Только общечеловеческое по-настоящему волновало Розанова, а не литературные направления и политические споры, партии, идеологические концепции. Его любимая мысль: «разбить все яйца» и сделать яичницу «на одной сковородке», чтобы нельзя было разобрать «правого» и «левого», «черного» и «белого». Перепутать политические идеи, чтобы остаться с человеком, — таков утопический идеал Розанова. Тем более утопический, что прозвучал он накануне революции.
Но в этом и глубокий гуманизм писателя, мечтавшего о невозможном в условиях России того времени. Ибо жизнь важнее и литературы, и политических разногласий, пытавшихся в то «смутное время» утвердить свою исключительную самоценность. «Мож. быть, я расхожусь не с человеком, а только с литературой. Разойтись с человеком страшно. С литературой — ничего особенного» (97). В этом его отличие от эстетов и политиков, дороживших своими «концепциями» больше, чем человеком.
Проходя как-то по Троицкому мосту через Неву, Василий Васильевич вдруг представил свою жизнь в виде двух ангелов, сидящих у него на плечах: ангела смеха и ангела слез. «И их вечное пререкание — моя жизнь» (38).
Всякое бытие было священно для Розанова. Толстой говорил: «Не могу жалеть мух — есть предел»[468]. Розанов же «спасал» черных таракашек из ванны (чтобы не смыли) и говорил, что для него «состриженный ноготок»[469] с живого пальца важнее и интереснее «целого» выдуманного человека.

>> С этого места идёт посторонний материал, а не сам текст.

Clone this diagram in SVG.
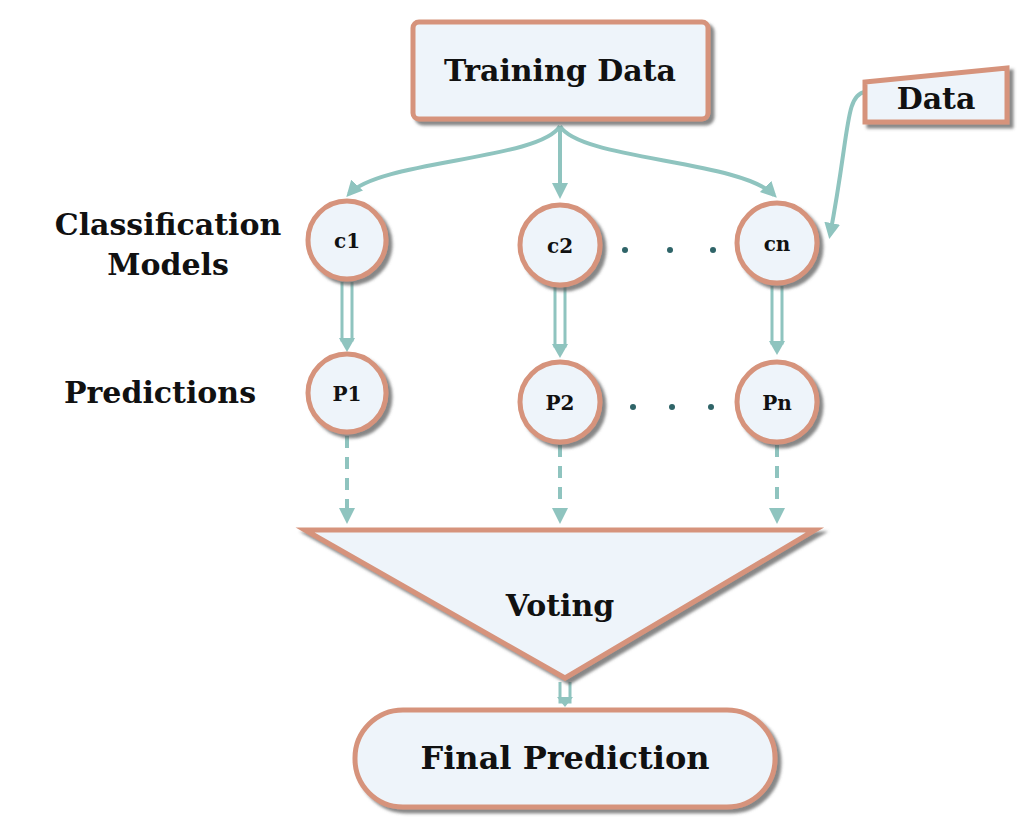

Записи в трилогии при всей их видимой хаотичности органически связаны между собой, перекликаются и дополняют друг друга. На одном развороте «Опавших листьев» можно прочитать такие, казалось бы, взаимоисключающие утверждения о себе: «Писал против своего убеждения». — «Никогда». А перед этим только что было сказано: «— А „убеждения“. — Ровно наплевать» (263).